Given instruction
Identify, in the records below, every line where the string "that" appears, and copy each such line.

Record extracts
--- Start ---

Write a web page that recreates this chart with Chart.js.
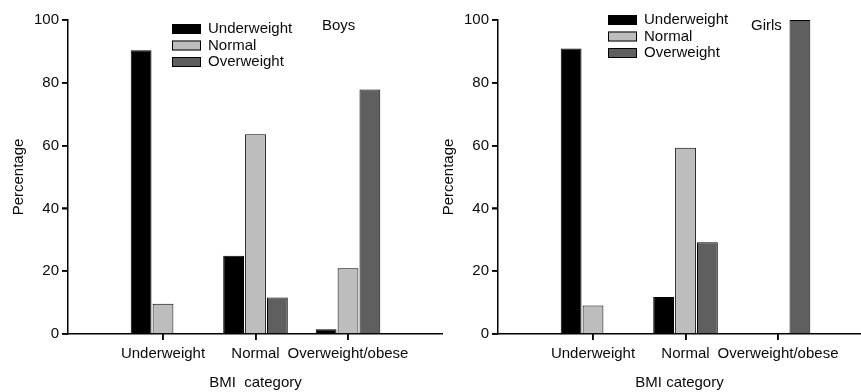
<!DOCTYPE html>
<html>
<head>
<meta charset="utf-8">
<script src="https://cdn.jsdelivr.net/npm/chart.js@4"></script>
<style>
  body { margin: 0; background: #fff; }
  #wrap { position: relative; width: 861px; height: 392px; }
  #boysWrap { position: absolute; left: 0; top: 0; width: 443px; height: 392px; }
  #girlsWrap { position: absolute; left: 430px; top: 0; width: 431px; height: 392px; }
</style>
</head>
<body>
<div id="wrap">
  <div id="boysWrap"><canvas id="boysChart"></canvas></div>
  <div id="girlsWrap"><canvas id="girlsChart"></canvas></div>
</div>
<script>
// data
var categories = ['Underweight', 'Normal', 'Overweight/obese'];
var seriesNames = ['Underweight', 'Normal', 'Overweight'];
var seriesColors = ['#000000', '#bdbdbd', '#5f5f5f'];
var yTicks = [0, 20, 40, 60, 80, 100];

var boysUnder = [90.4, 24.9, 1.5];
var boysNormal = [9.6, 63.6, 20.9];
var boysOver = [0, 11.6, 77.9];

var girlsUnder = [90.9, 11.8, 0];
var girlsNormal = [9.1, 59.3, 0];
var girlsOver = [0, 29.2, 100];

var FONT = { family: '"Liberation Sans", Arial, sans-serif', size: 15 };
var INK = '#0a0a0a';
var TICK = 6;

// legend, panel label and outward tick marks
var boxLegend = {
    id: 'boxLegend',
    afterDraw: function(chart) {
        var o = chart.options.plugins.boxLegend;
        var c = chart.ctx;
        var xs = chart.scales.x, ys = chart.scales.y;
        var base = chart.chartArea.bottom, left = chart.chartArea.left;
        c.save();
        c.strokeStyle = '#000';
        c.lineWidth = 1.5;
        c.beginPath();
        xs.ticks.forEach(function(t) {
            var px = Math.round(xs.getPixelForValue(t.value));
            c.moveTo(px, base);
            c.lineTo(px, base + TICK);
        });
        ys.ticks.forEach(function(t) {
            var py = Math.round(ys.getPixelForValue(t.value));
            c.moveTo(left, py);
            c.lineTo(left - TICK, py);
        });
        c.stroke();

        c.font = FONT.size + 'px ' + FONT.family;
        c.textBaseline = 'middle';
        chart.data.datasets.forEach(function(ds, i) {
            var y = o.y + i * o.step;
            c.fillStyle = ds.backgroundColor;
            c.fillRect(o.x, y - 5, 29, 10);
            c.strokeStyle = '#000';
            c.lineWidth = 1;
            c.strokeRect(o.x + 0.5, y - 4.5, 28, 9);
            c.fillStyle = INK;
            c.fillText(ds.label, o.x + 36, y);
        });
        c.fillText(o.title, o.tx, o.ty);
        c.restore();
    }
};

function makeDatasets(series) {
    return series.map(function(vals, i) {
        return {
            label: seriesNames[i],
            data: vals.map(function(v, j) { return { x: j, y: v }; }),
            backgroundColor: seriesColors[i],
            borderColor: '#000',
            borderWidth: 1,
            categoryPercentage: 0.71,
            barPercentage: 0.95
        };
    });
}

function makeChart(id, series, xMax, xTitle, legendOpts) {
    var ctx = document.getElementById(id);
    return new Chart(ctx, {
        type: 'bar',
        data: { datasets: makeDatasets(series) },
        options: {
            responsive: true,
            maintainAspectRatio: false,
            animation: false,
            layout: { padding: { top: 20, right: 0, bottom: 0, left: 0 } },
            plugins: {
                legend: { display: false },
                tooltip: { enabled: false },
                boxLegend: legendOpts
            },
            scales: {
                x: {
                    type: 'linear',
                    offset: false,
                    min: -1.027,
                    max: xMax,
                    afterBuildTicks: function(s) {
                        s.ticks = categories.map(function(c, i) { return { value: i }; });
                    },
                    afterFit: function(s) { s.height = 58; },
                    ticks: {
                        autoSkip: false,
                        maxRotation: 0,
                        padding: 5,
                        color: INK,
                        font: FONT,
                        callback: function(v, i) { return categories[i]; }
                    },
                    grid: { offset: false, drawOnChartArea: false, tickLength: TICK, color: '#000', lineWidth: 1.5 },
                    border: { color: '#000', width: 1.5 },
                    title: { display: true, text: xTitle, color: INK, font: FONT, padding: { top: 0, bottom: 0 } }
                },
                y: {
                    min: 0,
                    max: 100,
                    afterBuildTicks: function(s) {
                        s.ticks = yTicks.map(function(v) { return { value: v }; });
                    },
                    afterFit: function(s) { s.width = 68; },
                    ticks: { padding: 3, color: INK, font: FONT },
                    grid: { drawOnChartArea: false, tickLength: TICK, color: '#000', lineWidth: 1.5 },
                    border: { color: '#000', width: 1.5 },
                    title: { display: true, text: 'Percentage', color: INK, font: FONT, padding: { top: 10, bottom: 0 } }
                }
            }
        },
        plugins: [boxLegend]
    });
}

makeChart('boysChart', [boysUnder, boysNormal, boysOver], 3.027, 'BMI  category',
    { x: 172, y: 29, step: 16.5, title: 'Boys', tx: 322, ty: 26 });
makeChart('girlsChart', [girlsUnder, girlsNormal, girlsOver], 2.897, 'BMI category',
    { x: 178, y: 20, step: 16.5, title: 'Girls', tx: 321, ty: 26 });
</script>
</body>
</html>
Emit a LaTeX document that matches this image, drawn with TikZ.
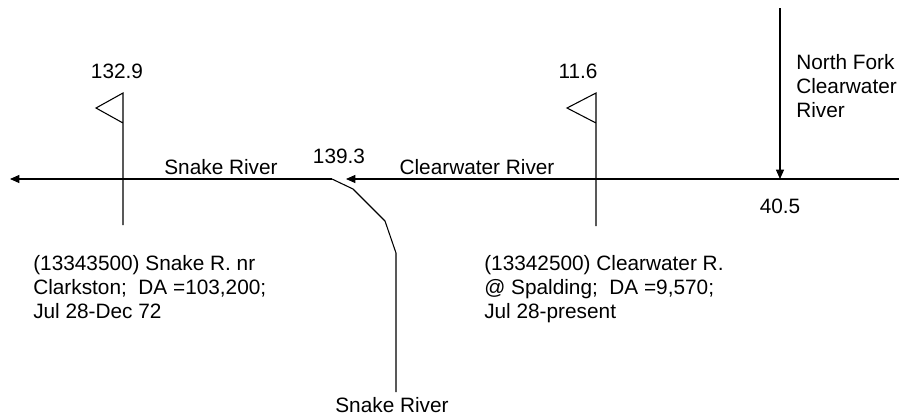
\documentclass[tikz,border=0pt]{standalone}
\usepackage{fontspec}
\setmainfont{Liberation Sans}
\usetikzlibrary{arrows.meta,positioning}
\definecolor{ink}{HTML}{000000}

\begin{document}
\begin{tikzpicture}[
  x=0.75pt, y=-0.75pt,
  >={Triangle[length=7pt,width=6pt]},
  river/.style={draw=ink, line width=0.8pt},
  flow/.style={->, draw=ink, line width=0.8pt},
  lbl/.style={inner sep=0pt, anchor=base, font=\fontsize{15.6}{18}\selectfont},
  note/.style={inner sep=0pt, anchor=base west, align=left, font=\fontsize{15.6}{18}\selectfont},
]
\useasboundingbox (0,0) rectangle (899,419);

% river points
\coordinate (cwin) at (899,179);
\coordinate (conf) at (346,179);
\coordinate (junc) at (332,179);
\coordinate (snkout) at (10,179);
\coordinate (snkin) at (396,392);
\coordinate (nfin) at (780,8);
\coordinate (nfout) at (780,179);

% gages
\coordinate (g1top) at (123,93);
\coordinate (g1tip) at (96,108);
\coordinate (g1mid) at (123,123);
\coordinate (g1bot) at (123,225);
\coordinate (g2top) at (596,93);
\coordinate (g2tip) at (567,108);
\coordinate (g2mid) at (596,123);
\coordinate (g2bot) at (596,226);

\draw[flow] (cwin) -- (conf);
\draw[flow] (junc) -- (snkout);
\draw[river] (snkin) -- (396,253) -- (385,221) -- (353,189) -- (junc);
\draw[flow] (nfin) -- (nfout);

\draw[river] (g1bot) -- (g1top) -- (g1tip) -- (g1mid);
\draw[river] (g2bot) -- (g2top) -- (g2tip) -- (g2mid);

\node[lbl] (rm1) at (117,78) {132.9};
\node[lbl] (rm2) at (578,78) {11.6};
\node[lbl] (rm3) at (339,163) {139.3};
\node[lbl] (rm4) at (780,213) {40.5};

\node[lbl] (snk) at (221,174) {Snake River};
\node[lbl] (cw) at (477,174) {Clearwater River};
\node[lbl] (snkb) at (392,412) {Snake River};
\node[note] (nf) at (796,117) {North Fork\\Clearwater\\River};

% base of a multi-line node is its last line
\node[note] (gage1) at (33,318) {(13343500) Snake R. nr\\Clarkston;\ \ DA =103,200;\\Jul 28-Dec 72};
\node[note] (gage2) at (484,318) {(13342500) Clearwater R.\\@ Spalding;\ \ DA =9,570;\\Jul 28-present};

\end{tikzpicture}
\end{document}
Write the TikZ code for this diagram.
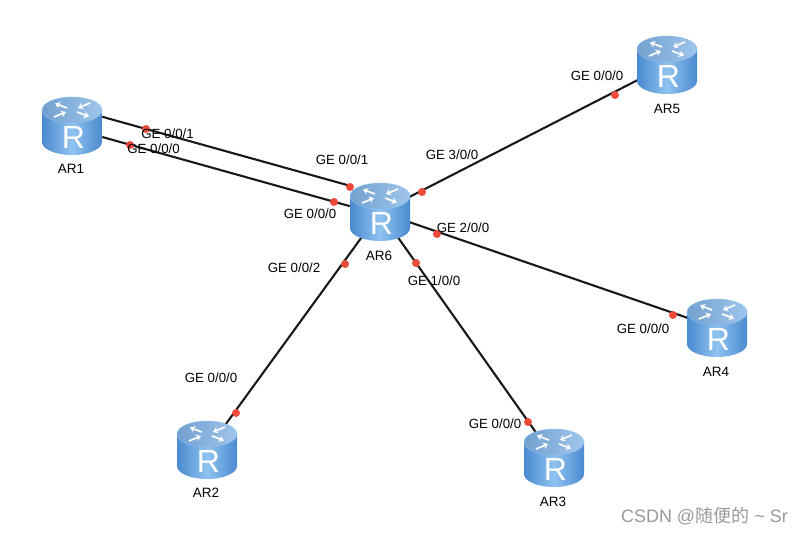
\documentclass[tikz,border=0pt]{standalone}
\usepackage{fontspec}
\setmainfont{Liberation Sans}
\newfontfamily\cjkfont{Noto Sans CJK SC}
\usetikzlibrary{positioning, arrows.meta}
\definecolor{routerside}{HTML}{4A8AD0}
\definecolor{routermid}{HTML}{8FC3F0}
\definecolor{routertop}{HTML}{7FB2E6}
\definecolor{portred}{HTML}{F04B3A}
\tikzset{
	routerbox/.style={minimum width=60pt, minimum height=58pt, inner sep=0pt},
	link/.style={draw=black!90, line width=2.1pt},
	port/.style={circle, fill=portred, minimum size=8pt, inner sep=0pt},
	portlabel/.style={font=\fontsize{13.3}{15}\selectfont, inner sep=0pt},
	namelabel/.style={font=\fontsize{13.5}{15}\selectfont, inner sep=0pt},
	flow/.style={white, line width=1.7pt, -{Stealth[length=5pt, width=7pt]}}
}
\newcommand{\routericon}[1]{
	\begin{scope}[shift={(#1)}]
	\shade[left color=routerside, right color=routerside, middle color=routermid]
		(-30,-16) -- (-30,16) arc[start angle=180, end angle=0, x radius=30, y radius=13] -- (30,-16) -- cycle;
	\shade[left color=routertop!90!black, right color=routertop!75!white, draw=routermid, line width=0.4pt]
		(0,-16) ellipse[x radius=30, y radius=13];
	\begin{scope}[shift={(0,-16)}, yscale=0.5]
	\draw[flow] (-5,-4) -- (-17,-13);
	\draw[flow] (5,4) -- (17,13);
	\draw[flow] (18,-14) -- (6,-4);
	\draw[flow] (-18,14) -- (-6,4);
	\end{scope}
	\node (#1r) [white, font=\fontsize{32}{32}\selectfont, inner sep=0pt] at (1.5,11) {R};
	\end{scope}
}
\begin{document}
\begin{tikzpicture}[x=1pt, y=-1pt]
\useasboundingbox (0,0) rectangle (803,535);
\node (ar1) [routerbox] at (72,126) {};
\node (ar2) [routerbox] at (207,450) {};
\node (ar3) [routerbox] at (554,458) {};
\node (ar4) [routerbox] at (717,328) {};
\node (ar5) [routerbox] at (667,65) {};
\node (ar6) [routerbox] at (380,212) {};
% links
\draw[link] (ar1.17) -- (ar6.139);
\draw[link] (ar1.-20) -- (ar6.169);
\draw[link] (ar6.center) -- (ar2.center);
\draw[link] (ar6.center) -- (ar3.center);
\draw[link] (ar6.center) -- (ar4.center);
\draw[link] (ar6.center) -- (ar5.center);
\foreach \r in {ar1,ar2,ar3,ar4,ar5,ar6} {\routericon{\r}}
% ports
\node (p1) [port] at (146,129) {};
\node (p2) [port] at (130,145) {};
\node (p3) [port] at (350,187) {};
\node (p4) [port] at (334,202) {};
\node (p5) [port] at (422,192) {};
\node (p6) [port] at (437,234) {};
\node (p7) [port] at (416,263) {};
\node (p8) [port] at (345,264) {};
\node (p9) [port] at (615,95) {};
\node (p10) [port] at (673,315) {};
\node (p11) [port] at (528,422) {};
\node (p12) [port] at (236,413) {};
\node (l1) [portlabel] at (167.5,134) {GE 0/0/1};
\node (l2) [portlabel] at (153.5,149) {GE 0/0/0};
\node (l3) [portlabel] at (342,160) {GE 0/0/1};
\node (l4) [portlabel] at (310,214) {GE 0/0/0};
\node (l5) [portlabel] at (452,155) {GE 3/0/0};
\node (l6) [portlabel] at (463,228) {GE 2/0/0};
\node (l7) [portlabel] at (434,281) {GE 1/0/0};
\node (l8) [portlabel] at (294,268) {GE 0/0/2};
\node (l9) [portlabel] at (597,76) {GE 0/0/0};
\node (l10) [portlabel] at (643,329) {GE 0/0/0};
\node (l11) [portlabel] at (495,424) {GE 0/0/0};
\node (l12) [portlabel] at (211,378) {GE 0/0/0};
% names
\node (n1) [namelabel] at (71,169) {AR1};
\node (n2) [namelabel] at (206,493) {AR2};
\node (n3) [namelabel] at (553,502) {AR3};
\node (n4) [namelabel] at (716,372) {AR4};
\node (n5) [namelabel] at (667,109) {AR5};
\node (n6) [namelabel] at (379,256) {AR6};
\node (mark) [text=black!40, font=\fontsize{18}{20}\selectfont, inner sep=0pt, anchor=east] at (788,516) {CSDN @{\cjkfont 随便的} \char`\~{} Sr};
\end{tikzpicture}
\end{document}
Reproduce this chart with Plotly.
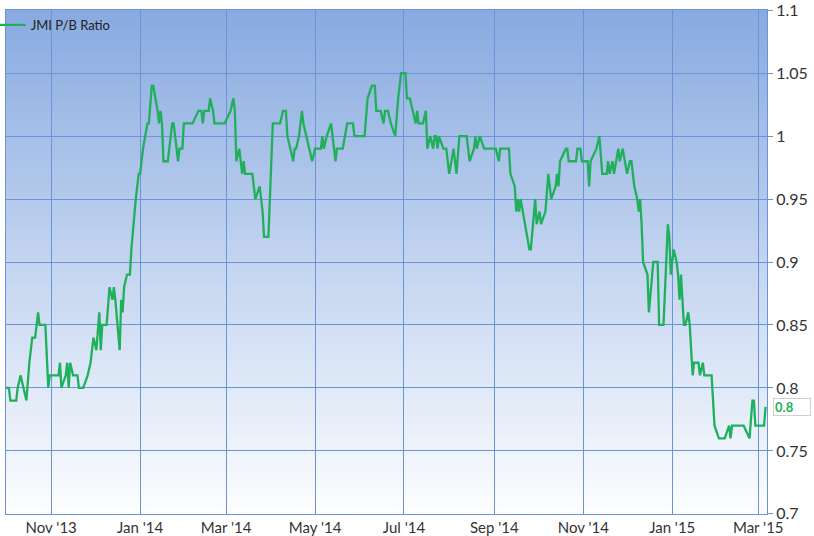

--- End ---

In response
Write a web page that recreates this chart with Chart.js.
Emit a LaTeX document that matches this image, drawn with TikZ.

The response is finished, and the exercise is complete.